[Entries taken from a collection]
- - -
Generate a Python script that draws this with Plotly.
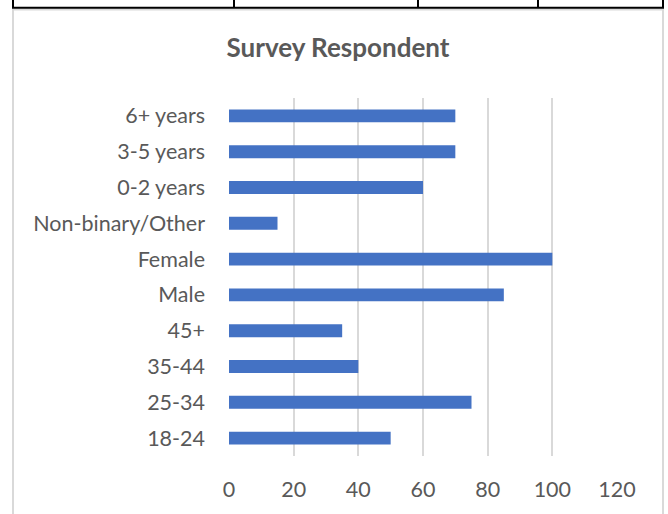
import plotly.graph_objects as go

categories = ["18-24", "25-34", "35-44", "45+", "Male", "Female",
              "Non-binary/Other", "0-2 years", "3-5 years", "6+ years"]
values = [50, 75, 40, 35, 85, 100, 15, 60, 70, 70]
x_ticks = [0, 20, 40, 60, 80, 100, 120]

W, H = 668, 514
L, R, T, B = 229, 617, 98, 458.5  # plot area in pixels

def px(x):
    return (x - L) / (R - L)

def py(y):
    return (B - y) / (B - T)

FONT = "Lato"
GRAY = "#595959"

fig = go.Figure(go.Bar(
    x=values, y=categories, orientation="h",
    marker=dict(color="#4472C4", line=dict(width=0)),
    width=0.36,
))

shapes = []
# light grey chart border
shapes.append(dict(type="path", xref="paper", yref="paper",
                   path=f"M {px(13)} {py(530)} L {px(13)} {py(9)} L {px(663)} {py(9)} L {px(663)} {py(530)}",
                   line=dict(color="#d9d9d9", width=2)))
# black table border lines at top
shapes.append(dict(type="line", xref="paper", yref="paper",
                   x0=px(12), x1=px(664), y0=py(7), y1=py(7),
                   line=dict(color="black", width=2)))
for xv in [13, 234, 418, 538, 663]:
    shapes.append(dict(type="line", xref="paper", yref="paper",
                       x0=px(xv), x1=px(xv), y0=py(-5), y1=py(7),
                       line=dict(color="black", width=2)))

fig.update_layout(
    width=W, height=H,
    margin=dict(l=L, r=W - R, t=T, b=H - B, pad=0),
    paper_bgcolor="white", plot_bgcolor="white",
    showlegend=False,
    title=dict(text="<b>Survey Respondent</b>", x=px(338), xanchor="center",
               y=1 - 48 / H, yanchor="middle", xref="paper",
               font=dict(family=FONT, size=26, color=GRAY)),
    xaxis=dict(range=[0, 120], tickvals=x_ticks, showgrid=True,
               gridcolor="#d9d9d9", gridwidth=1.5, zeroline=False,
               showline=False, ticks="", ticklabelstandoff=18,
               tickfont=dict(family=FONT, size=21.5, color=GRAY),
               fixedrange=True),
    yaxis=dict(categoryorder="array", categoryarray=categories,
               showgrid=False, zeroline=False, showline=False, ticks="",
               ticklabelstandoff=23,
               tickfont=dict(family=FONT, size=21.5, color=GRAY),
               fixedrange=True),
    shapes=shapes,
)
fig.write_html("out.html")
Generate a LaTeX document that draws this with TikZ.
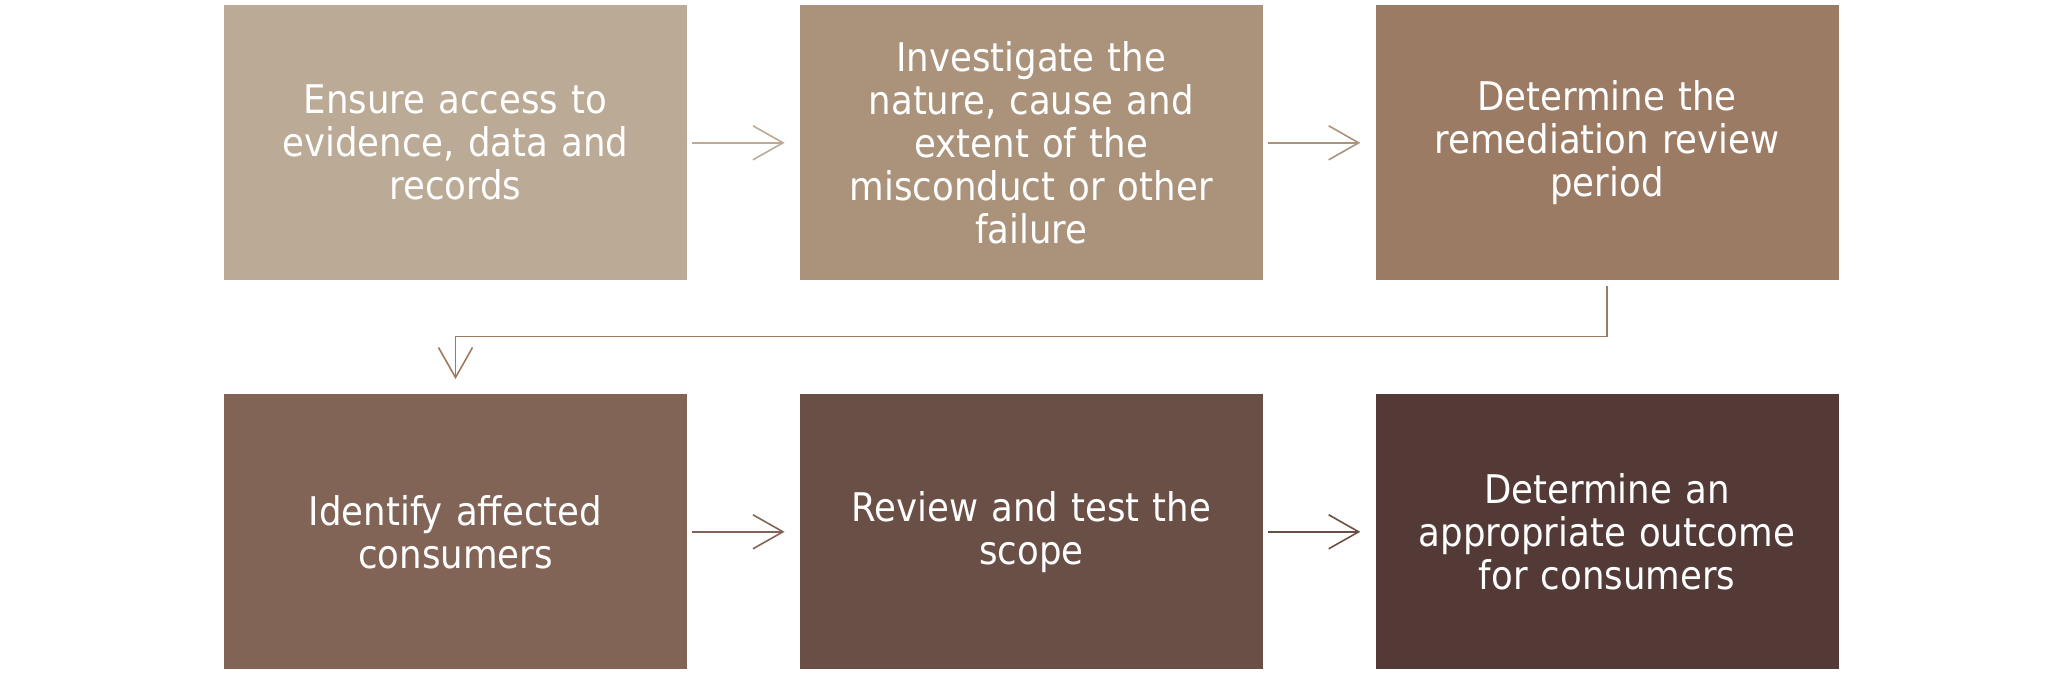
\documentclass[tikz,border=0pt]{standalone}
\usepackage{fontspec}
\setmainfont{DejaVu Sans Condensed}
\usetikzlibrary{arrows.meta}

\definecolor{stepA}{HTML}{BBAA95}
\definecolor{stepB}{HTML}{AB937B}
\definecolor{stepC}{HTML}{9C7B65}
\definecolor{stepD}{HTML}{826457}
\definecolor{stepE}{HTML}{6A4F46}
\definecolor{stepF}{HTML}{533A36}

\tikzset{
  stepbox/.style={minimum width=463pt, minimum height=275pt, inner sep=0pt,
    text width=440pt, align=center, text=white,
    font=\fontsize{39.5}{43}\selectfont},
  flowarrow/.style={line width=1.6pt, -{Straight Barb[length=30pt,width=34pt,line width=1.6pt]},
    shorten <=5pt, shorten >=15pt}
}

\begin{document}
\begin{tikzpicture}[x=1pt,y=-1pt]
\useasboundingbox (0,0) rectangle (2063,675);
% top row
\node[stepbox, fill=stepA] (access) at (455.5,142.8) {Ensure access to\\evidence, data and\\records};
\node[stepbox, fill=stepB] (investigate) at (1031.3,142.8) {Investigate the\\nature, cause and\\extent of the\\misconduct or other\\failure};
\node[stepbox, fill=stepC] (period) at (1607,142.8) {Determine the\\remediation review\\period};
% bottom row
\node[stepbox, fill=stepD] (identify) at (455.5,531.8) {Identify affected\\consumers};
\node[stepbox, fill=stepE] (scope) at (1031.3,531.8) {Review and test the\\scope};
\node[stepbox, fill=stepF] (outcome) at (1607,531.8) {Determine an\\appropriate outcome\\for consumers};

\draw[flowarrow, stepA] (access) -- (investigate);
\draw[flowarrow, stepB] (investigate) -- (period);
\draw[flowarrow, stepC] (period.south) -- ++(0,56) -| (identify.north);
\draw[flowarrow, stepD] (identify) -- (scope);
\draw[flowarrow, stepE] (scope) -- (outcome);

\end{tikzpicture}
\end{document}
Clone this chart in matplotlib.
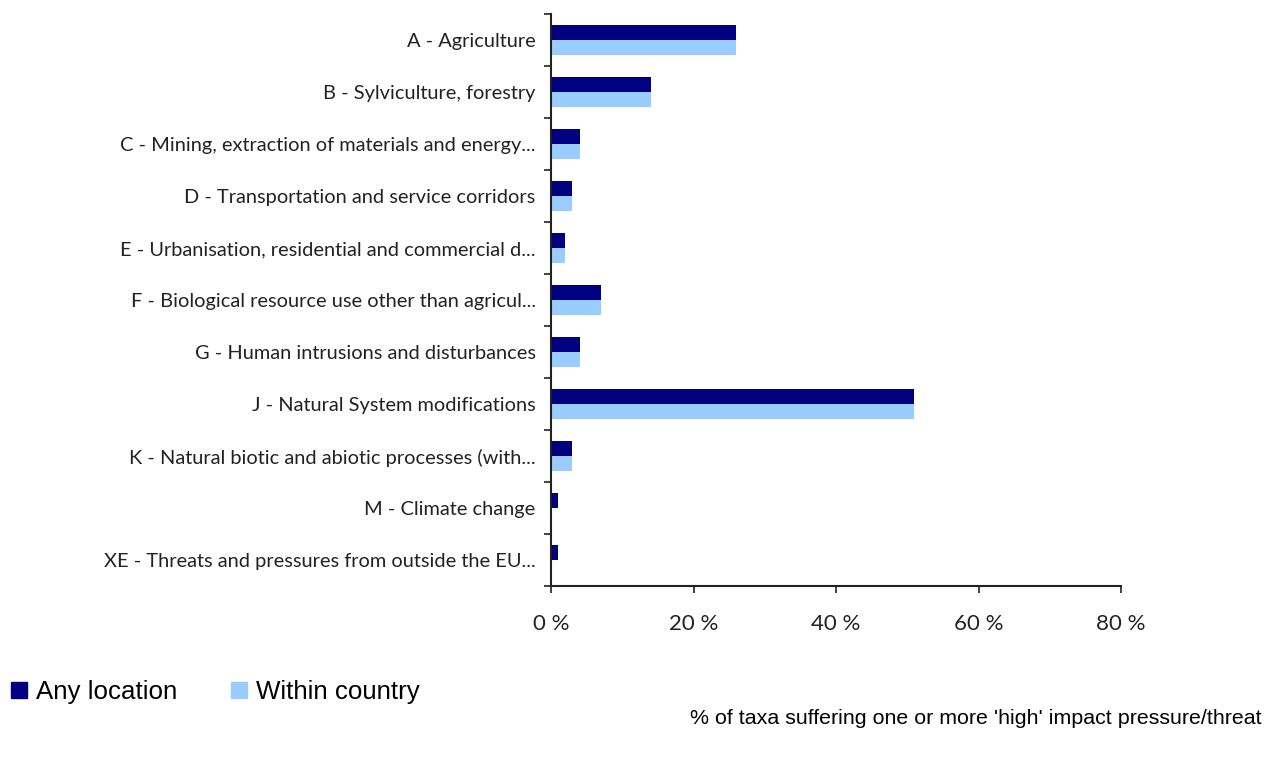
import numpy as np
from matplotlib import pyplot as plt
from matplotlib.lines import Line2D

categories = [
    "A - Agriculture",
    "B - Sylviculture, forestry",
    "C - Mining, extraction of materials and energy...",
    "D - Transportation and service corridors",
    "E - Urbanisation, residential and commercial d...",
    "F - Biological resource use other than agricul...",
    "G - Human intrusions and disturbances",
    "J - Natural System modifications",
    "K - Natural biotic and abiotic processes (with...",
    "M - Climate change",
    "XE - Threats and pressures from outside the EU...",
]
any_location = [26, 14, 4, 3, 2, 7, 4, 51, 3, 1, 1]
within_country = [26, 14, 4, 3, 2, 7, 4, 51, 3, 0, 0]
x_ticks = [0, 20, 40, 60, 80]

dark = "#000080"
light = "#99ccff"
label_font = "Lato"

fig = plt.figure(figsize=(12.65, 7.6), dpi=100)
ax = fig.add_axes([551 / 1265, 1 - 586 / 760, (1121 - 551) / 1265, (586 - 14) / 760])

y = np.arange(len(categories))
h = 0.28
ax.barh(y - h / 2, any_location, height=h, color=dark, edgecolor="none")
ax.barh(y + h / 2, within_country, height=h, color=light, edgecolor="none")

ax.set_ylim(len(categories) - 0.5, -0.5)
ax.set_xlim(0, 80)

ax.set_yticks(y)
ax.set_yticklabels(categories, fontsize=14.4, family=label_font, color="#222222")
ax.set_yticks(np.arange(len(categories) + 1) - 0.5, minor=True)
ax.tick_params(axis="y", which="major", length=0, pad=11)
ax.tick_params(axis="y", which="minor", length=5, width=1.2, color="#222222")

ax.set_xticks(x_ticks)
ax.set_xticklabels([f"{v} %" for v in x_ticks], fontsize=16, family=label_font, color="#222222")
ax.tick_params(axis="x", length=5, width=1.2, color="#222222", pad=15)

for s in ["top", "right"]:
    ax.spines[s].set_visible(False)
for s in ["left", "bottom"]:
    ax.spines[s].set_linewidth(1.5)
    ax.spines[s].set_color("#222222")

handles = [
    Line2D([], [], marker="s", linestyle="none", markersize=11, color=dark),
    Line2D([], [], marker="s", linestyle="none", markersize=11, color=light),
]
fig.legend(handles, ["Any location", "Within country"], loc="center left",
           bbox_to_anchor=(-0.0125, 1 - 692 / 760), ncol=2, frameon=False,
           prop={"family": "Liberation Sans", "size": 18.6},
           handletextpad=0.2, columnspacing=1.95, handlelength=0.9)

fig.text(1262 / 1265, 1 - 719 / 760,
         "% of taxa suffering one or more 'high' impact pressure/threat",
         ha="right", va="center", fontsize=15.4, family="Liberation Sans", color="black")

fig.savefig("out.png", dpi=100)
- - -
§ **The task**
Excluding the pictures, restate the records above word for word.

§ **The answer**
Generate a Python script that draws this with Plotly.
import plotly.graph_objects as go

categories = ["18-24", "25-34", "35-44", "45+", "Male", "Female",
              "Non-binary/Other", "0-2 years", "3-5 years", "6+ years"]
values = [50, 75, 40, 35, 85, 100, 15, 60, 70, 70]
x_ticks = [0, 20, 40, 60, 80, 100, 120]

W, H = 668, 514
L, R, T, B = 229, 617, 98, 458.5  # plot area in pixels

def px(x):
    return (x - L) / (R - L)

def py(y):
    return (B - y) / (B - T)

FONT = "Lato"
GRAY = "#595959"

fig = go.Figure(go.Bar(
    x=values, y=categories, orientation="h",
    marker=dict(color="#4472C4", line=dict(width=0)),
    width=0.36,
))

shapes = []
# light grey chart border
shapes.append(dict(type="path", xref="paper", yref="paper",
                   path=f"M {px(13)} {py(530)} L {px(13)} {py(9)} L {px(663)} {py(9)} L {px(663)} {py(530)}",
                   line=dict(color="#d9d9d9", width=2)))
# black table border lines at top
shapes.append(dict(type="line", xref="paper", yref="paper",
                   x0=px(12), x1=px(664), y0=py(7), y1=py(7),
                   line=dict(color="black", width=2)))
for xv in [13, 234, 418, 538, 663]:
    shapes.append(dict(type="line", xref="paper", yref="paper",
                       x0=px(xv), x1=px(xv), y0=py(-5), y1=py(7),
                       line=dict(color="black", width=2)))

fig.update_layout(
    width=W, height=H,
    margin=dict(l=L, r=W - R, t=T, b=H - B, pad=0),
    paper_bgcolor="white", plot_bgcolor="white",
    showlegend=False,
    title=dict(text="<b>Survey Respondent</b>", x=px(338), xanchor="center",
               y=1 - 48 / H, yanchor="middle", xref="paper",
               font=dict(family=FONT, size=26, color=GRAY)),
    xaxis=dict(range=[0, 120], tickvals=x_ticks, showgrid=True,
               gridcolor="#d9d9d9", gridwidth=1.5, zeroline=False,
               showline=False, ticks="", ticklabelstandoff=18,
               tickfont=dict(family=FONT, size=21.5, color=GRAY),
               fixedrange=True),
    yaxis=dict(categoryorder="array", categoryarray=categories,
               showgrid=False, zeroline=False, showline=False, ticks="",
               ticklabelstandoff=23,
               tickfont=dict(family=FONT, size=21.5, color=GRAY),
               fixedrange=True),
    shapes=shapes,
)
fig.write_html("out.html")
Generate a LaTeX document that draws this with TikZ.
\documentclass[tikz,border=0pt]{standalone}
\usepackage{fontspec}
\setmainfont{DejaVu Sans Condensed}
\usetikzlibrary{arrows.meta}

\definecolor{stepA}{HTML}{BBAA95}
\definecolor{stepB}{HTML}{AB937B}
\definecolor{stepC}{HTML}{9C7B65}
\definecolor{stepD}{HTML}{826457}
\definecolor{stepE}{HTML}{6A4F46}
\definecolor{stepF}{HTML}{533A36}

\tikzset{
  stepbox/.style={minimum width=463pt, minimum height=275pt, inner sep=0pt,
    text width=440pt, align=center, text=white,
    font=\fontsize{39.5}{43}\selectfont},
  flowarrow/.style={line width=1.6pt, -{Straight Barb[length=30pt,width=34pt,line width=1.6pt]},
    shorten <=5pt, shorten >=15pt}
}

\begin{document}
\begin{tikzpicture}[x=1pt,y=-1pt]
\useasboundingbox (0,0) rectangle (2063,675);
% top row
\node[stepbox, fill=stepA] (access) at (455.5,142.8) {Ensure access to\\evidence, data and\\records};
\node[stepbox, fill=stepB] (investigate) at (1031.3,142.8) {Investigate the\\nature, cause and\\extent of the\\misconduct or other\\failure};
\node[stepbox, fill=stepC] (period) at (1607,142.8) {Determine the\\remediation review\\period};
% bottom row
\node[stepbox, fill=stepD] (identify) at (455.5,531.8) {Identify affected\\consumers};
\node[stepbox, fill=stepE] (scope) at (1031.3,531.8) {Review and test the\\scope};
\node[stepbox, fill=stepF] (outcome) at (1607,531.8) {Determine an\\appropriate outcome\\for consumers};

\draw[flowarrow, stepA] (access) -- (investigate);
\draw[flowarrow, stepB] (investigate) -- (period);
\draw[flowarrow, stepC] (period.south) -- ++(0,56) -| (identify.north);
\draw[flowarrow, stepD] (identify) -- (scope);
\draw[flowarrow, stepE] (scope) -- (outcome);

\end{tikzpicture}
\end{document}
Clone this chart in matplotlib.
import numpy as np
from matplotlib import pyplot as plt
from matplotlib.lines import Line2D

categories = [
    "A - Agriculture",
    "B - Sylviculture, forestry",
    "C - Mining, extraction of materials and energy...",
    "D - Transportation and service corridors",
    "E - Urbanisation, residential and commercial d...",
    "F - Biological resource use other than agricul...",
    "G - Human intrusions and disturbances",
    "J - Natural System modifications",
    "K - Natural biotic and abiotic processes (with...",
    "M - Climate change",
    "XE - Threats and pressures from outside the EU...",
]
any_location = [26, 14, 4, 3, 2, 7, 4, 51, 3, 1, 1]
within_country = [26, 14, 4, 3, 2, 7, 4, 51, 3, 0, 0]
x_ticks = [0, 20, 40, 60, 80]

dark = "#000080"
light = "#99ccff"
label_font = "Lato"

fig = plt.figure(figsize=(12.65, 7.6), dpi=100)
ax = fig.add_axes([551 / 1265, 1 - 586 / 760, (1121 - 551) / 1265, (586 - 14) / 760])

y = np.arange(len(categories))
h = 0.28
ax.barh(y - h / 2, any_location, height=h, color=dark, edgecolor="none")
ax.barh(y + h / 2, within_country, height=h, color=light, edgecolor="none")

ax.set_ylim(len(categories) - 0.5, -0.5)
ax.set_xlim(0, 80)

ax.set_yticks(y)
ax.set_yticklabels(categories, fontsize=14.4, family=label_font, color="#222222")
ax.set_yticks(np.arange(len(categories) + 1) - 0.5, minor=True)
ax.tick_params(axis="y", which="major", length=0, pad=11)
ax.tick_params(axis="y", which="minor", length=5, width=1.2, color="#222222")

ax.set_xticks(x_ticks)
ax.set_xticklabels([f"{v} %" for v in x_ticks], fontsize=16, family=label_font, color="#222222")
ax.tick_params(axis="x", length=5, width=1.2, color="#222222", pad=15)

for s in ["top", "right"]:
    ax.spines[s].set_visible(False)
for s in ["left", "bottom"]:
    ax.spines[s].set_linewidth(1.5)
    ax.spines[s].set_color("#222222")

handles = [
    Line2D([], [], marker="s", linestyle="none", markersize=11, color=dark),
    Line2D([], [], marker="s", linestyle="none", markersize=11, color=light),
]
fig.legend(handles, ["Any location", "Within country"], loc="center left",
           bbox_to_anchor=(-0.0125, 1 - 692 / 760), ncol=2, frameon=False,
           prop={"family": "Liberation Sans", "size": 18.6},
           handletextpad=0.2, columnspacing=1.95, handlelength=0.9)

fig.text(1262 / 1265, 1 - 719 / 760,
         "% of taxa suffering one or more 'high' impact pressure/threat",
         ha="right", va="center", fontsize=15.4, family="Liberation Sans", color="black")

fig.savefig("out.png", dpi=100)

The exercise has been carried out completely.